Additional authoritative resources include the Internal Revenue Service Topic 503 on deductible property taxes, which outlines federal income tax treatment, and university extension programs that offer workshops on assessment practices. These sources explain not only how to calculate property tax but also how to integrate it with overall financial planning.

Practical Tips for Homeowners

  • Review the property record card yearly to ensure square footage, condition, and amenities are accurate; errors directly influence assessed value.
  • Attend board of equalization meetings when millage rates are set; even a 0.5 mill increase can add hundreds of dollars on higher-valued homes.
  • Bundle documentation for exemptions, including proof of residency or veteran status, before deadlines to avoid missing credits.
  • Use escrow analyses from mortgage servicers as a benchmarking tool but verify their assumptions since servicers sometimes lag behind local rate changes.

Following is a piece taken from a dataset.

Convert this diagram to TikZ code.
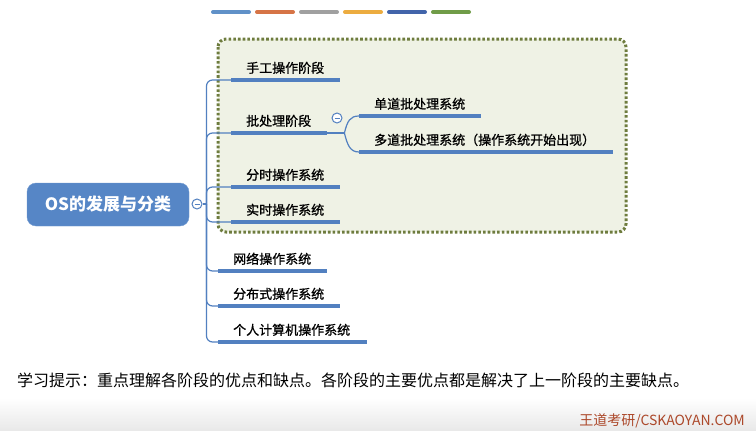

Because property tax bills typically arrive late in the calendar year or early in the following year, aligning these expenses with cash-flow planning is essential. Many households opt to pay via mortgage escrow, spreading the cost monthly, while others pay semiannually to capture early payment discounts offered in states like Louisiana or South Carolina. Understanding local discount schedules can effectively reduce the mill rate by 3 to 5 percent, which is significant over decades.

Conclusion

Calculating property tax blends statutory knowledge with precise arithmetic. By capturing market value, assessment ratios, exemptions, and millage layers, property owners gain clarity about one of their largest recurring expenses. The calculator and methodologies presented above are designed to support strategic financial decisions, from purchasing a first home to managing a multi-state portfolio. Continual monitoring of local government budgets, demographic trends, and statutory reforms ensures that property owners remain proactive rather than reactive, safeguarding both household finances and investment performance.